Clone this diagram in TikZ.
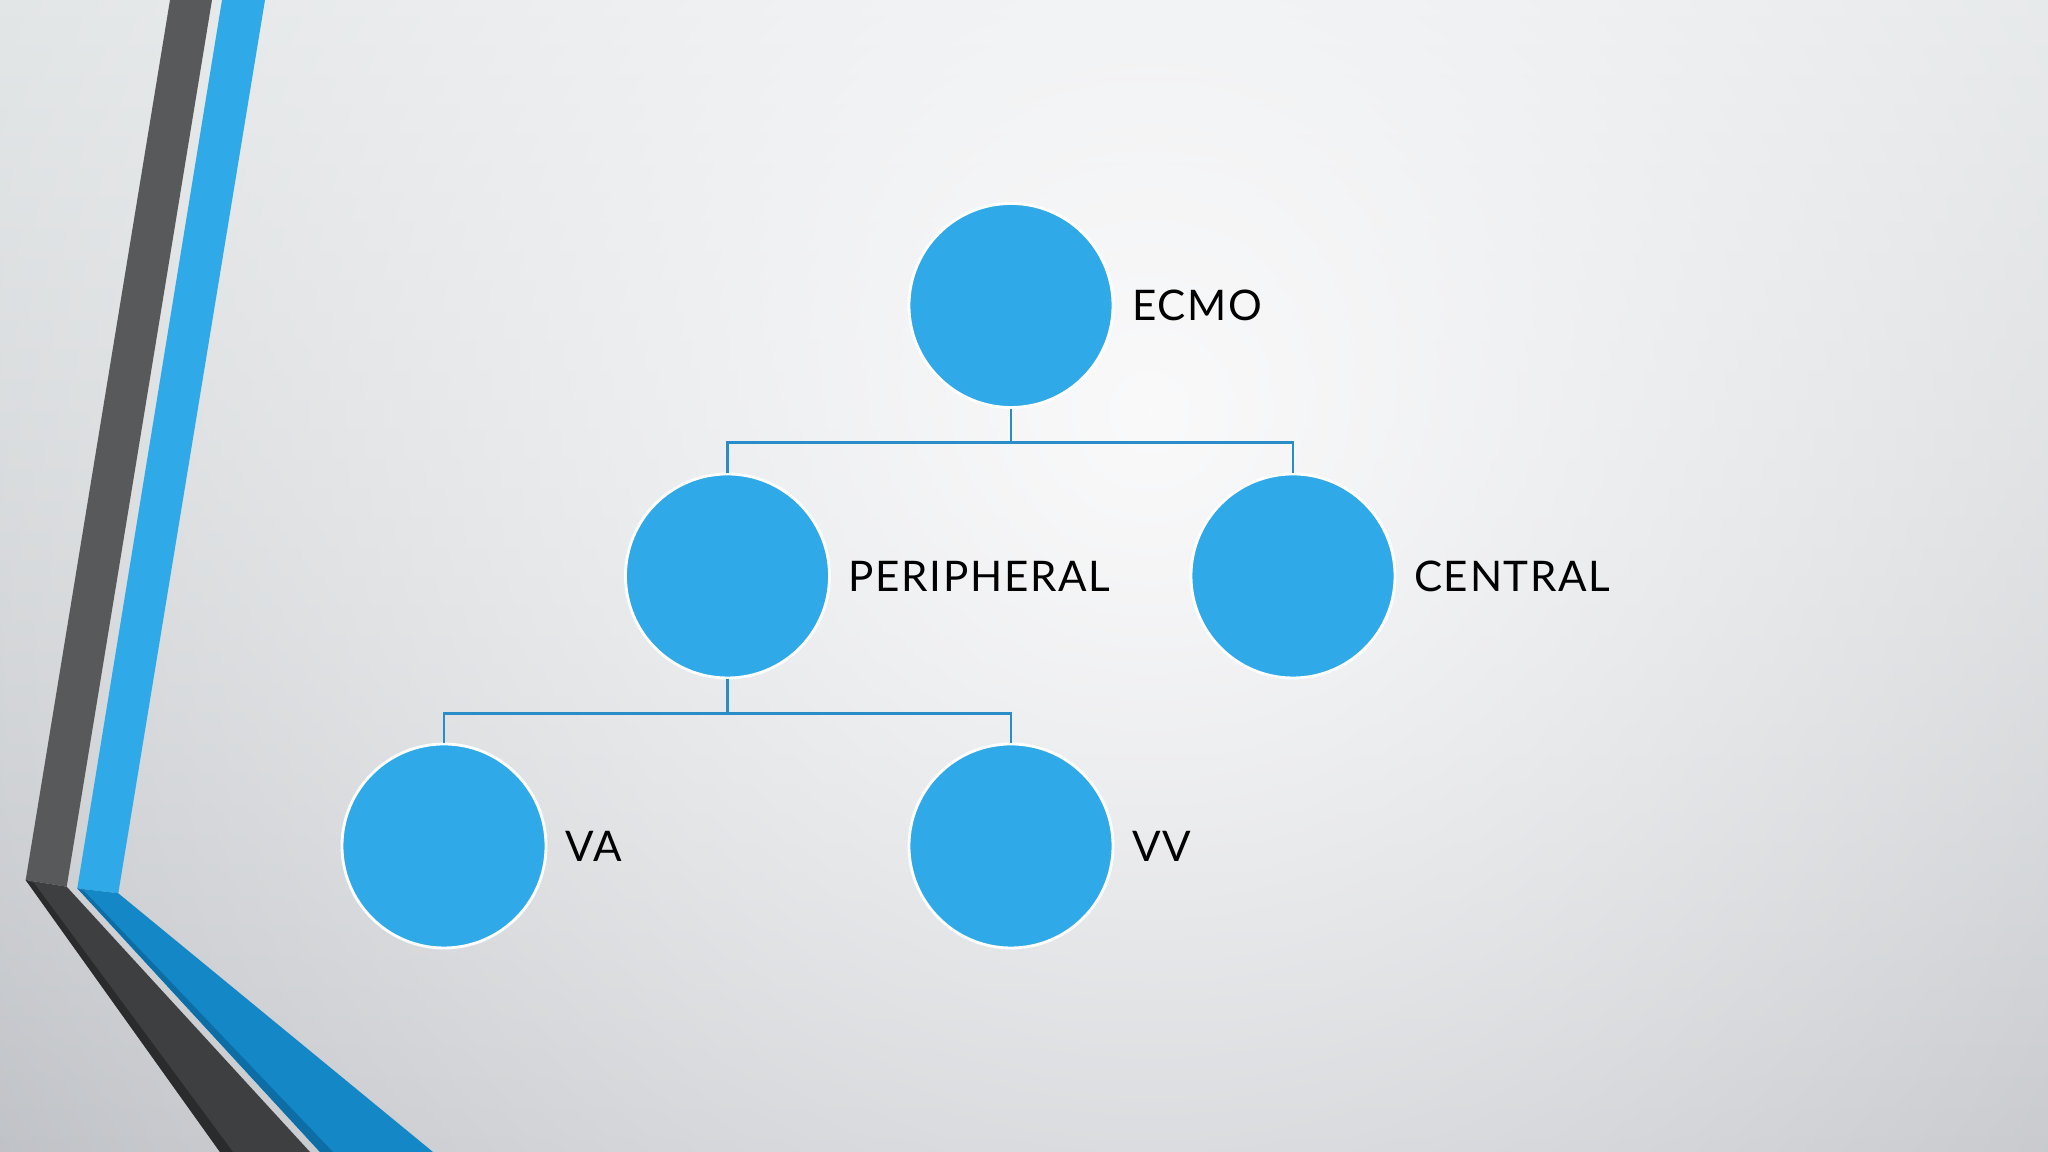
\documentclass[tikz,border=0pt]{standalone}
\usepackage{fontspec}
\setmainfont{Lato}
\usetikzlibrary{fadings}

\definecolor{azul}{HTML}{2FA9E8}
\definecolor{linha}{HTML}{2B8DC8}
\definecolor{cinzaesc}{HTML}{58595B}
\definecolor{cinzabaixo}{HTML}{3E3F41}
\definecolor{cinzasombra}{HTML}{2A2B2D}
\definecolor{azulbaixo}{HTML}{1487C7}
\definecolor{azulsombra}{HTML}{0D6DA5}
\definecolor{fundotopo}{HTML}{DCE0E1}
\definecolor{fundobase}{HTML}{B6B9BE}
\definecolor{fundoclaro}{HTML}{FAFAFB}

\tikzfading[name=brilho, inner color=transparent!0, outer color=transparent!100]

\tikzset{
  bolha/.style={circle, fill=azul, draw=white, line width=0.8pt, minimum size=2.04cm, inner sep=0pt},
  rotulo/.style={anchor=west, inner sep=0pt, xshift=0.17cm, font=\fontsize{12}{14}\selectfont\addfontfeatures{LetterSpace=4}},
  conector/.style={draw=linha, line width=0.7pt},
}

\begin{document}
\begin{tikzpicture}
% Fundo
\useasboundingbox (0,0) rectangle (20.48,11.52);
\begin{scope}
\clip (0,0) rectangle (20.48,11.52);
\shade[top color=fundotopo, bottom color=fundobase] (0,0) rectangle (20.48,11.52);
\fill[fundoclaro, path fading=brilho] (11.5,7.4) circle (16);
\end{scope}

% Faixas da esquerda
\fill[cinzaesc] (1.70,11.52) -- (2.12,11.52) -- (0.667,2.653) -- (0.257,2.72) -- cycle;
\fill[azul] (2.22,11.52) -- (2.65,11.52) -- (1.183,2.587) -- (0.773,2.637) -- cycle;
\fill[cinzabaixo] (0.257,2.72) -- (0.667,2.653) -- (3.10,0) -- (2.20,0) -- cycle;
\fill[cinzasombra] (0.257,2.72) -- (0.34,2.69) -- (2.33,0) -- (2.20,0) -- cycle;
\fill[azulbaixo] (0.773,2.637) -- (1.183,2.587) -- (4.33,0) -- (3.20,0) -- cycle;
\fill[azulsombra] (0.773,2.637) -- (0.84,2.61) -- (3.33,0) -- (3.20,0) -- cycle;

% Arvore
\node[bolha] (ecmo) at (10.11,8.465) {};
\node[bolha] (periferico) at (7.275,5.76) {};
\node[bolha] (central) at (12.93,5.76) {};
\node[bolha] (va) at (4.44,3.06) {};
\node[bolha] (vv) at (10.11,3.06) {};

\node[rotulo] (t-ecmo) at (ecmo.east) {ECMO};
\node[rotulo] (t-periferico) at (periferico.east) {PERIPHERAL};
\node[rotulo] (t-central) at (central.east) {CENTRAL};
\node[rotulo] (t-va) at (va.east) {VA};
\node[rotulo] (t-vv) at (vv.east) {VV};

\draw[conector] (ecmo.south) -- ++(0,-0.335) -| (periferico.north);
\draw[conector] (ecmo.south) -- ++(0,-0.335) -| (central.north);
\draw[conector] (periferico.south) -- ++(0,-0.34) -| (va.north);
\draw[conector] (periferico.south) -- ++(0,-0.34) -| (vv.north);
\end{tikzpicture}
\end{document}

+ + + + + + +

• Exercise instructions
Omit each picture, then return all of the listing exactly as it stands.

• Finished task
Clone this diagram in TikZ.
\documentclass[tikz,border=0pt]{standalone}
\usepackage{fontspec}
\setmainfont{Lato}
\usetikzlibrary{fadings}

\definecolor{azul}{HTML}{2FA9E8}
\definecolor{linha}{HTML}{2B8DC8}
\definecolor{cinzaesc}{HTML}{58595B}
\definecolor{cinzabaixo}{HTML}{3E3F41}
\definecolor{cinzasombra}{HTML}{2A2B2D}
\definecolor{azulbaixo}{HTML}{1487C7}
\definecolor{azulsombra}{HTML}{0D6DA5}
\definecolor{fundotopo}{HTML}{DCE0E1}
\definecolor{fundobase}{HTML}{B6B9BE}
\definecolor{fundoclaro}{HTML}{FAFAFB}

\tikzfading[name=brilho, inner color=transparent!0, outer color=transparent!100]

\tikzset{
  bolha/.style={circle, fill=azul, draw=white, line width=0.8pt, minimum size=2.04cm, inner sep=0pt},
  rotulo/.style={anchor=west, inner sep=0pt, xshift=0.17cm, font=\fontsize{12}{14}\selectfont\addfontfeatures{LetterSpace=4}},
  conector/.style={draw=linha, line width=0.7pt},
}

\begin{document}
\begin{tikzpicture}
% Fundo
\useasboundingbox (0,0) rectangle (20.48,11.52);
\begin{scope}
\clip (0,0) rectangle (20.48,11.52);
\shade[top color=fundotopo, bottom color=fundobase] (0,0) rectangle (20.48,11.52);
\fill[fundoclaro, path fading=brilho] (11.5,7.4) circle (16);
\end{scope}

% Faixas da esquerda
\fill[cinzaesc] (1.70,11.52) -- (2.12,11.52) -- (0.667,2.653) -- (0.257,2.72) -- cycle;
\fill[azul] (2.22,11.52) -- (2.65,11.52) -- (1.183,2.587) -- (0.773,2.637) -- cycle;
\fill[cinzabaixo] (0.257,2.72) -- (0.667,2.653) -- (3.10,0) -- (2.20,0) -- cycle;
\fill[cinzasombra] (0.257,2.72) -- (0.34,2.69) -- (2.33,0) -- (2.20,0) -- cycle;
\fill[azulbaixo] (0.773,2.637) -- (1.183,2.587) -- (4.33,0) -- (3.20,0) -- cycle;
\fill[azulsombra] (0.773,2.637) -- (0.84,2.61) -- (3.33,0) -- (3.20,0) -- cycle;

% Arvore
\node[bolha] (ecmo) at (10.11,8.465) {};
\node[bolha] (periferico) at (7.275,5.76) {};
\node[bolha] (central) at (12.93,5.76) {};
\node[bolha] (va) at (4.44,3.06) {};
\node[bolha] (vv) at (10.11,3.06) {};

\node[rotulo] (t-ecmo) at (ecmo.east) {ECMO};
\node[rotulo] (t-periferico) at (periferico.east) {PERIPHERAL};
\node[rotulo] (t-central) at (central.east) {CENTRAL};
\node[rotulo] (t-va) at (va.east) {VA};
\node[rotulo] (t-vv) at (vv.east) {VV};

\draw[conector] (ecmo.south) -- ++(0,-0.335) -| (periferico.north);
\draw[conector] (ecmo.south) -- ++(0,-0.335) -| (central.north);
\draw[conector] (periferico.south) -- ++(0,-0.34) -| (va.north);
\draw[conector] (periferico.south) -- ++(0,-0.34) -| (vv.north);
\end{tikzpicture}
\end{document}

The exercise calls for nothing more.